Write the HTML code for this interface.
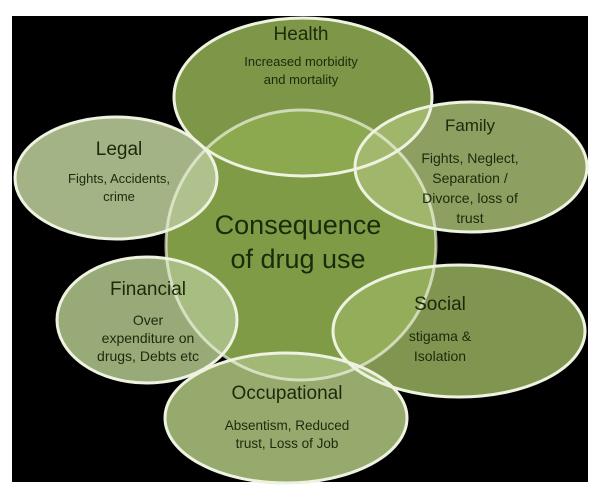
<!DOCTYPE html>
<html><head><meta charset="utf-8"><style>
html,body{margin:0;padding:0;background:#fff;}
svg{display:block;}
text{font-family:"Liberation Sans",sans-serif;fill:#1c2a0c;text-anchor:middle;}
</style></head><body>
<svg width="600" height="500" viewBox="0 0 600 500">
<rect x="0" y="0" width="600" height="500" fill="#fff"/>
<rect x="12" y="16" width="576" height="466" fill="#000"/>
<g stroke="none">
<circle cx="301" cy="245" r="135" fill="#7f9b45"/>
<ellipse cx="303" cy="97" rx="129" ry="79" fill="#8fab52" fill-opacity="0.88"/>
<ellipse cx="116" cy="178" rx="101" ry="61" fill="#b5c795" fill-opacity="0.9"/>
<ellipse cx="471" cy="167" rx="116" ry="65" fill="#a6bc72" fill-opacity="0.85"/>
<ellipse cx="147" cy="320" rx="90" ry="63" fill="#aec28a" fill-opacity="0.88"/>
<ellipse cx="459" cy="331" rx="126" ry="66" fill="#97b05e" fill-opacity="0.85"/>
<ellipse cx="286" cy="418" rx="121" ry="65" fill="#a6bc7a" fill-opacity="0.9"/>
</g>
<g stroke="#eef2e0" stroke-width="3" fill="none">
<circle cx="301" cy="245" r="135" stroke-opacity="0.7"/>
<ellipse cx="303" cy="97" rx="129" ry="79"/>
<ellipse cx="116" cy="178" rx="101" ry="61"/>
<ellipse cx="471" cy="167" rx="116" ry="65"/>
<ellipse cx="147" cy="320" rx="90" ry="63"/>
<ellipse cx="459" cy="331" rx="126" ry="66"/>
<ellipse cx="286" cy="418" rx="121" ry="65"/>
</g>
<text x="301" y="40" font-size="19">Health</text>
<text x="301" y="66" font-size="13">Increased morbidity</text>
<text x="301" y="84" font-size="13">and mortality</text>
<text x="119" y="155" font-size="19">Legal</text>
<text x="119" y="183" font-size="13">Fights, Accidents,</text>
<text x="119" y="201" font-size="13">crime</text>
<text x="470" y="131" font-size="17">Family</text>
<text x="470" y="163" font-size="14">Fights, Neglect,</text>
<text x="470" y="183" font-size="14">Separation /</text>
<text x="470" y="203" font-size="14">Divorce, loss of</text>
<text x="470" y="223" font-size="14">trust</text>
<text x="298" y="234" font-size="27">Consequence</text>
<text x="298" y="268" font-size="27">of drug  use</text>
<text x="148" y="295" font-size="19">Financial</text>
<text x="148" y="325" font-size="14">Over</text>
<text x="148" y="343" font-size="14">expenditure on</text>
<text x="148" y="361" font-size="14">drugs, Debts etc</text>
<text x="440" y="310" font-size="19">Social</text>
<text x="440" y="341" font-size="14">stigama &amp;</text>
<text x="440" y="361" font-size="14">Isolation</text>
<text x="287" y="399" font-size="19">Occupational</text>
<text x="287" y="430" font-size="13.5">Absentism, Reduced</text>
<text x="287" y="448" font-size="13.5">trust, Loss of Job</text>
</svg>
</body></html>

+-------+

▶ [TO BE DONE]:
Every line of text is to be repeated exactly; pictures are left out.

▶ [CORRECT ANSWER]:
Write the HTML code for this interface.
<!DOCTYPE html>
<html><head><meta charset="utf-8"><style>
html,body{margin:0;padding:0;background:#fff;}
svg{display:block;}
text{font-family:"Liberation Sans",sans-serif;fill:#1c2a0c;text-anchor:middle;}
</style></head><body>
<svg width="600" height="500" viewBox="0 0 600 500">
<rect x="0" y="0" width="600" height="500" fill="#fff"/>
<rect x="12" y="16" width="576" height="466" fill="#000"/>
<g stroke="none">
<circle cx="301" cy="245" r="135" fill="#7f9b45"/>
<ellipse cx="303" cy="97" rx="129" ry="79" fill="#8fab52" fill-opacity="0.88"/>
<ellipse cx="116" cy="178" rx="101" ry="61" fill="#b5c795" fill-opacity="0.9"/>
<ellipse cx="471" cy="167" rx="116" ry="65" fill="#a6bc72" fill-opacity="0.85"/>
<ellipse cx="147" cy="320" rx="90" ry="63" fill="#aec28a" fill-opacity="0.88"/>
<ellipse cx="459" cy="331" rx="126" ry="66" fill="#97b05e" fill-opacity="0.85"/>
<ellipse cx="286" cy="418" rx="121" ry="65" fill="#a6bc7a" fill-opacity="0.9"/>
</g>
<g stroke="#eef2e0" stroke-width="3" fill="none">
<circle cx="301" cy="245" r="135" stroke-opacity="0.7"/>
<ellipse cx="303" cy="97" rx="129" ry="79"/>
<ellipse cx="116" cy="178" rx="101" ry="61"/>
<ellipse cx="471" cy="167" rx="116" ry="65"/>
<ellipse cx="147" cy="320" rx="90" ry="63"/>
<ellipse cx="459" cy="331" rx="126" ry="66"/>
<ellipse cx="286" cy="418" rx="121" ry="65"/>
</g>
<text x="301" y="40" font-size="19">Health</text>
<text x="301" y="66" font-size="13">Increased morbidity</text>
<text x="301" y="84" font-size="13">and mortality</text>
<text x="119" y="155" font-size="19">Legal</text>
<text x="119" y="183" font-size="13">Fights, Accidents,</text>
<text x="119" y="201" font-size="13">crime</text>
<text x="470" y="131" font-size="17">Family</text>
<text x="470" y="163" font-size="14">Fights, Neglect,</text>
<text x="470" y="183" font-size="14">Separation /</text>
<text x="470" y="203" font-size="14">Divorce, loss of</text>
<text x="470" y="223" font-size="14">trust</text>
<text x="298" y="234" font-size="27">Consequence</text>
<text x="298" y="268" font-size="27">of drug  use</text>
<text x="148" y="295" font-size="19">Financial</text>
<text x="148" y="325" font-size="14">Over</text>
<text x="148" y="343" font-size="14">expenditure on</text>
<text x="148" y="361" font-size="14">drugs, Debts etc</text>
<text x="440" y="310" font-size="19">Social</text>
<text x="440" y="341" font-size="14">stigama &amp;</text>
<text x="440" y="361" font-size="14">Isolation</text>
<text x="287" y="399" font-size="19">Occupational</text>
<text x="287" y="430" font-size="13.5">Absentism, Reduced</text>
<text x="287" y="448" font-size="13.5">trust, Loss of Job</text>
</svg>
</body></html>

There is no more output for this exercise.